**WHAT YOU WILL DO:** Every line of the material is to be quoted verbatim, minus the pictures.

**DATA SECTION:**
= = =

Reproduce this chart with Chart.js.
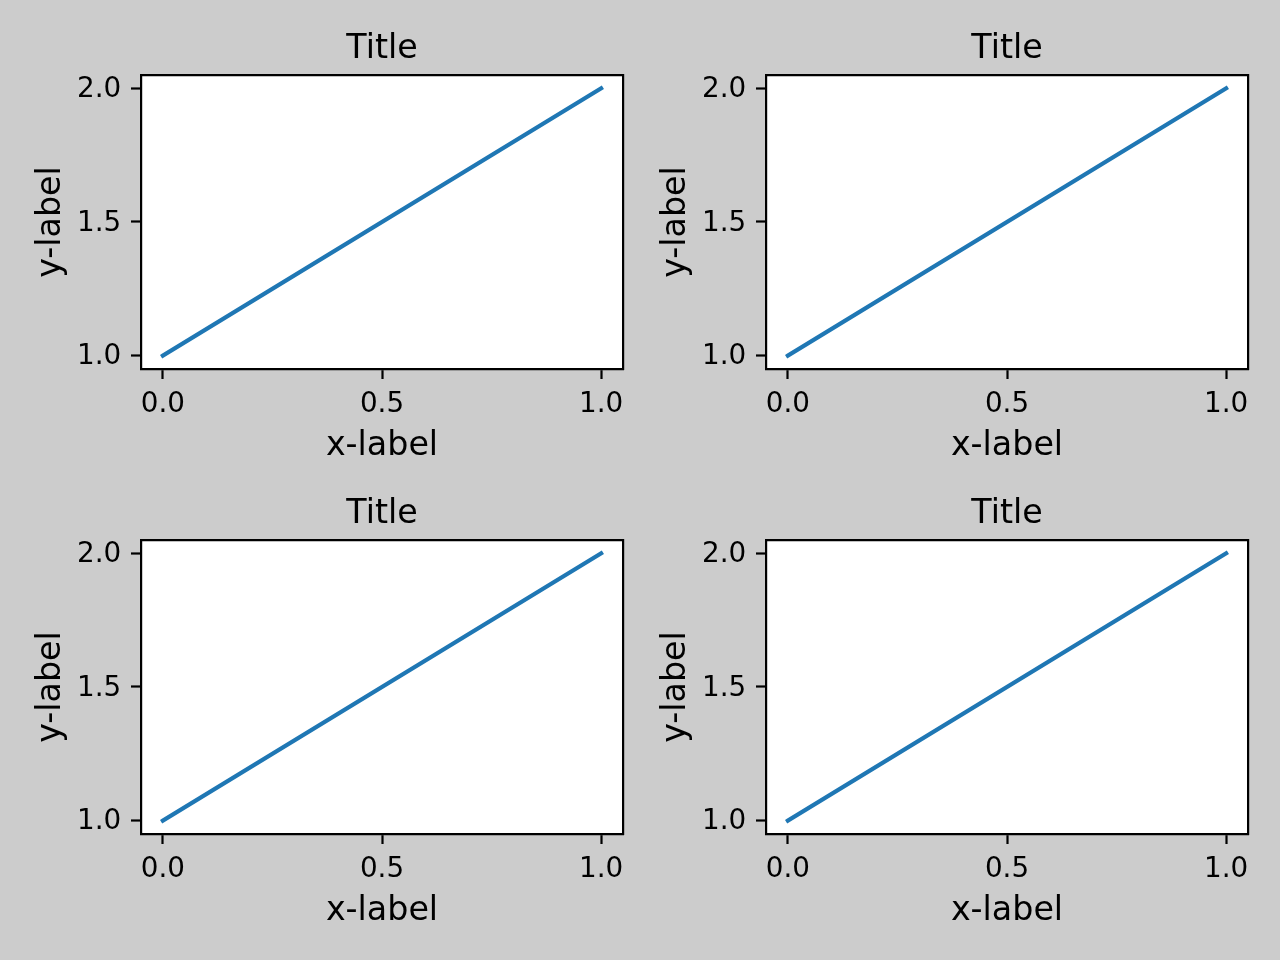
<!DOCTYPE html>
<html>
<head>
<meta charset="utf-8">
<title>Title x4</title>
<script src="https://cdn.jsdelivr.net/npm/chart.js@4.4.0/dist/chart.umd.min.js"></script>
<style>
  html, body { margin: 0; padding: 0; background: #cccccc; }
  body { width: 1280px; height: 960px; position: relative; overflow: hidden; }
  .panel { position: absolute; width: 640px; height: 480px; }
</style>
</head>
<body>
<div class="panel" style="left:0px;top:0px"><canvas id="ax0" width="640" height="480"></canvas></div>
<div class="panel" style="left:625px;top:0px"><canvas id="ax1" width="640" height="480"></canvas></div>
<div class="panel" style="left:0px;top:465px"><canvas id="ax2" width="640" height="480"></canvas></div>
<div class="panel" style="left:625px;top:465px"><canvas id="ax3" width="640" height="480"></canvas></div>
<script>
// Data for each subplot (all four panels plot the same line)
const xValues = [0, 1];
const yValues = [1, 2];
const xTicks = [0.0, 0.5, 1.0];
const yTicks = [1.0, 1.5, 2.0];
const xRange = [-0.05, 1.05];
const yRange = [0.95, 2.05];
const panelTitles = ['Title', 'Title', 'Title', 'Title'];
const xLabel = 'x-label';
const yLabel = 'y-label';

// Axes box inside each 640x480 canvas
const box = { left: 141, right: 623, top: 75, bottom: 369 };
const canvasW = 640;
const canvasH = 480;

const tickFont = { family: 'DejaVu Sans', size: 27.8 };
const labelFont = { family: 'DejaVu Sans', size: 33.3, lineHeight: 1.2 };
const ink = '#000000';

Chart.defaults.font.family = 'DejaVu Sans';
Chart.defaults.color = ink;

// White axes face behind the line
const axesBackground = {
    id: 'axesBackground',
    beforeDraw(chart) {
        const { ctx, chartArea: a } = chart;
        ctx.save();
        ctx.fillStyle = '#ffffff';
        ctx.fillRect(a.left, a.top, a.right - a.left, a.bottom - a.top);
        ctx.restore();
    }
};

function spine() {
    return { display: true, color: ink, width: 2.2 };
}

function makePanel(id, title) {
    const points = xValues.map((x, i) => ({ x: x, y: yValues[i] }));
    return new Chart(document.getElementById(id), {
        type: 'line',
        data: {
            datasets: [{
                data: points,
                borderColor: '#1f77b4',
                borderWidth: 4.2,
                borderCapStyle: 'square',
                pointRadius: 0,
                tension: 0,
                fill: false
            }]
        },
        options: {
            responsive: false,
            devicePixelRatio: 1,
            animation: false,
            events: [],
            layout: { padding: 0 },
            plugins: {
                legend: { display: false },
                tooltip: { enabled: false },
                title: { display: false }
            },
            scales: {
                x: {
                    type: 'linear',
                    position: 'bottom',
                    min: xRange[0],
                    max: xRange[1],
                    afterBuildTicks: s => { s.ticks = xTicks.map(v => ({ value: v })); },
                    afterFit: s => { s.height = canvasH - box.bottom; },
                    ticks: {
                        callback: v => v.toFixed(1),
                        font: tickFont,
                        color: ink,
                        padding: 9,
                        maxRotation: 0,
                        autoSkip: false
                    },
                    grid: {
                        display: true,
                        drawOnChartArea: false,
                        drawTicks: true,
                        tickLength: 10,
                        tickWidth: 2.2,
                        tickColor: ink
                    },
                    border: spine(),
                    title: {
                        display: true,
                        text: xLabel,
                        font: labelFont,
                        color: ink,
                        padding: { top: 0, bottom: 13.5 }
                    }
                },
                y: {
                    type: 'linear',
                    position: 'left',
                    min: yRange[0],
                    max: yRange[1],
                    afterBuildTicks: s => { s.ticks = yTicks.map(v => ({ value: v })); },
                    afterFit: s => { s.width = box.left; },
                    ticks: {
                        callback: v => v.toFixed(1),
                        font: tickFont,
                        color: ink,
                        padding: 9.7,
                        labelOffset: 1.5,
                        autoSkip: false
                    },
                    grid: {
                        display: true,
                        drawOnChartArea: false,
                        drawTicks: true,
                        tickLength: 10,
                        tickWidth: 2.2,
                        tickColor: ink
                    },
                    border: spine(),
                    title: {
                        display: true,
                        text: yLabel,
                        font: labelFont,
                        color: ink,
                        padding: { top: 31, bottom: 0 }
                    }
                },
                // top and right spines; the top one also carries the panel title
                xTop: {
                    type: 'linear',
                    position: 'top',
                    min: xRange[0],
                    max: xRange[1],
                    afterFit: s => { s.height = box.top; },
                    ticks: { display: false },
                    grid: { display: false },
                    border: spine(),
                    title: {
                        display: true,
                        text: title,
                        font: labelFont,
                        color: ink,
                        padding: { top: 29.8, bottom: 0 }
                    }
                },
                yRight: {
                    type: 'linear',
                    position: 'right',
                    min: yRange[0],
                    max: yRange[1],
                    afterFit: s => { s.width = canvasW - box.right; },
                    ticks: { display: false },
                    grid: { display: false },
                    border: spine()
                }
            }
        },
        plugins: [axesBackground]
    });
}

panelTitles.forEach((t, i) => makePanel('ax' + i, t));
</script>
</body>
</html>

= = =

**THE REPLY:**
Reproduce this chart with Chart.js.
<!DOCTYPE html>
<html>
<head>
<meta charset="utf-8">
<title>Title x4</title>
<script src="https://cdn.jsdelivr.net/npm/chart.js@4.4.0/dist/chart.umd.min.js"></script>
<style>
  html, body { margin: 0; padding: 0; background: #cccccc; }
  body { width: 1280px; height: 960px; position: relative; overflow: hidden; }
  .panel { position: absolute; width: 640px; height: 480px; }
</style>
</head>
<body>
<div class="panel" style="left:0px;top:0px"><canvas id="ax0" width="640" height="480"></canvas></div>
<div class="panel" style="left:625px;top:0px"><canvas id="ax1" width="640" height="480"></canvas></div>
<div class="panel" style="left:0px;top:465px"><canvas id="ax2" width="640" height="480"></canvas></div>
<div class="panel" style="left:625px;top:465px"><canvas id="ax3" width="640" height="480"></canvas></div>
<script>
// Data for each subplot (all four panels plot the same line)
const xValues = [0, 1];
const yValues = [1, 2];
const xTicks = [0.0, 0.5, 1.0];
const yTicks = [1.0, 1.5, 2.0];
const xRange = [-0.05, 1.05];
const yRange = [0.95, 2.05];
const panelTitles = ['Title', 'Title', 'Title', 'Title'];
const xLabel = 'x-label';
const yLabel = 'y-label';

// Axes box inside each 640x480 canvas
const box = { left: 141, right: 623, top: 75, bottom: 369 };
const canvasW = 640;
const canvasH = 480;

const tickFont = { family: 'DejaVu Sans', size: 27.8 };
const labelFont = { family: 'DejaVu Sans', size: 33.3, lineHeight: 1.2 };
const ink = '#000000';

Chart.defaults.font.family = 'DejaVu Sans';
Chart.defaults.color = ink;

// White axes face behind the line
const axesBackground = {
    id: 'axesBackground',
    beforeDraw(chart) {
        const { ctx, chartArea: a } = chart;
        ctx.save();
        ctx.fillStyle = '#ffffff';
        ctx.fillRect(a.left, a.top, a.right - a.left, a.bottom - a.top);
        ctx.restore();
    }
};

function spine() {
    return { display: true, color: ink, width: 2.2 };
}

function makePanel(id, title) {
    const points = xValues.map((x, i) => ({ x: x, y: yValues[i] }));
    return new Chart(document.getElementById(id), {
        type: 'line',
        data: {
            datasets: [{
                data: points,
                borderColor: '#1f77b4',
                borderWidth: 4.2,
                borderCapStyle: 'square',
                pointRadius: 0,
                tension: 0,
                fill: false
            }]
        },
        options: {
            responsive: false,
            devicePixelRatio: 1,
            animation: false,
            events: [],
            layout: { padding: 0 },
            plugins: {
                legend: { display: false },
                tooltip: { enabled: false },
                title: { display: false }
            },
            scales: {
                x: {
                    type: 'linear',
                    position: 'bottom',
                    min: xRange[0],
                    max: xRange[1],
                    afterBuildTicks: s => { s.ticks = xTicks.map(v => ({ value: v })); },
                    afterFit: s => { s.height = canvasH - box.bottom; },
                    ticks: {
                        callback: v => v.toFixed(1),
                        font: tickFont,
                        color: ink,
                        padding: 9,
                        maxRotation: 0,
                        autoSkip: false
                    },
                    grid: {
                        display: true,
                        drawOnChartArea: false,
                        drawTicks: true,
                        tickLength: 10,
                        tickWidth: 2.2,
                        tickColor: ink
                    },
                    border: spine(),
                    title: {
                        display: true,
                        text: xLabel,
                        font: labelFont,
                        color: ink,
                        padding: { top: 0, bottom: 13.5 }
                    }
                },
                y: {
                    type: 'linear',
                    position: 'left',
                    min: yRange[0],
                    max: yRange[1],
                    afterBuildTicks: s => { s.ticks = yTicks.map(v => ({ value: v })); },
                    afterFit: s => { s.width = box.left; },
                    ticks: {
                        callback: v => v.toFixed(1),
                        font: tickFont,
                        color: ink,
                        padding: 9.7,
                        labelOffset: 1.5,
                        autoSkip: false
                    },
                    grid: {
                        display: true,
                        drawOnChartArea: false,
                        drawTicks: true,
                        tickLength: 10,
                        tickWidth: 2.2,
                        tickColor: ink
                    },
                    border: spine(),
                    title: {
                        display: true,
                        text: yLabel,
                        font: labelFont,
                        color: ink,
                        padding: { top: 31, bottom: 0 }
                    }
                },
                // top and right spines; the top one also carries the panel title
                xTop: {
                    type: 'linear',
                    position: 'top',
                    min: xRange[0],
                    max: xRange[1],
                    afterFit: s => { s.height = box.top; },
                    ticks: { display: false },
                    grid: { display: false },
                    border: spine(),
                    title: {
                        display: true,
                        text: title,
                        font: labelFont,
                        color: ink,
                        padding: { top: 29.8, bottom: 0 }
                    }
                },
                yRight: {
                    type: 'linear',
                    position: 'right',
                    min: yRange[0],
                    max: yRange[1],
                    afterFit: s => { s.width = canvasW - box.right; },
                    ticks: { display: false },
                    grid: { display: false },
                    border: spine()
                }
            }
        },
        plugins: [axesBackground]
    });
}

panelTitles.forEach((t, i) => makePanel('ax' + i, t));
</script>
</body>
</html>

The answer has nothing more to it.